Pengeboman itu terjadi pada saat pertempuran sengit telah berkecamuk di daerah yang dikuasai gerilyawan di Damaskus Timur antara militer Suriah dan Kelompok Failaq Ar-Rahman, yang bersekutu dengan Fron An-Nusra, yang memiliki hubungan dengan Alqaidah.
Sehari sebelumnya para pegiat menuduh militer pemerintah melancarkan serangan dengan menggunakan gas klorin di Daerah Ayn Tarma di Damaskus Timur. Namun pernyataan tersebut dibantah dengan tegas oleh militer Suriah, yang mengatakan di dalam satu pernyataan bahwa gerilyawan berdusta untuk menutupi kekalahan mereka.
Rami Abdul-Rahman, pemimpin Observatorium Suriah bagi Hak Asasi Manusia, mengatakan pertempuran telah berkecamuk di Jobar dan Ayn Tarma, dua permukiman di Wilayah Ghouta Timur di bagian timur Damaskus.
Pertempuran di Damaskus Timur telah meningkat sejak Juni, ketika militer Suriah memulai operasi untuk merebut Ayn Tarma dan Jobar dari gerilyawan, yang tidak dilibatkan dalam kesepakatan daerah penurunan ketegangan pada Mei.
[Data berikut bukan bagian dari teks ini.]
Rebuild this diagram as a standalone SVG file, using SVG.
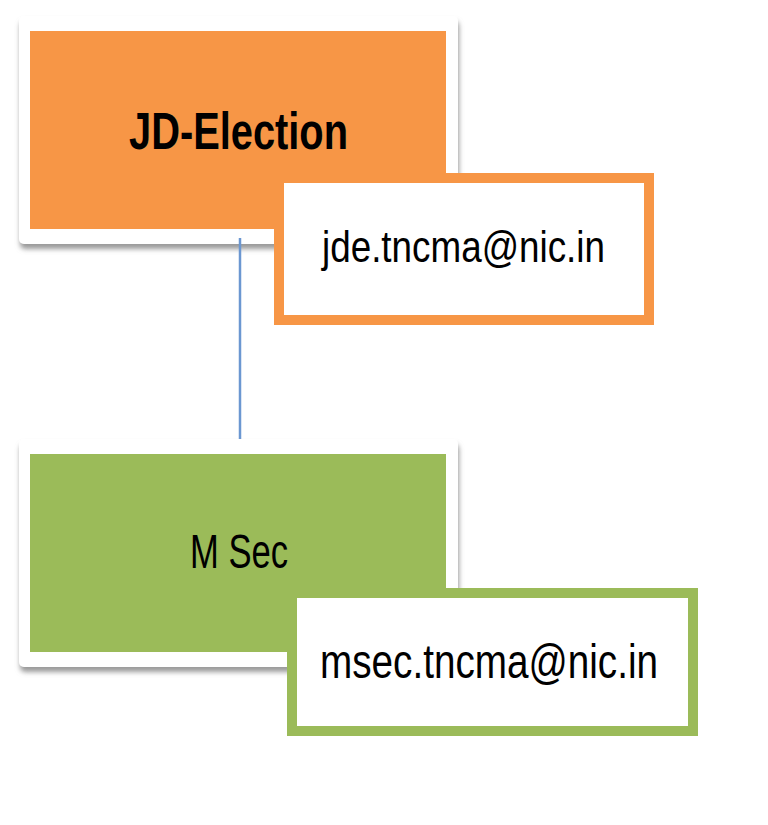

Kesepakatan tersebut menghasilkan ketenangan yang relatif, tapi kelompok yang memiliki hubungan dengan Al-Qaida tidak dilibatkan. Dan militer Suriah ingin memperluas perimeter keamanan di seluruh Ibu Kota Suriah dengan berusaha mengusir petempur garis keras dari daerah itu.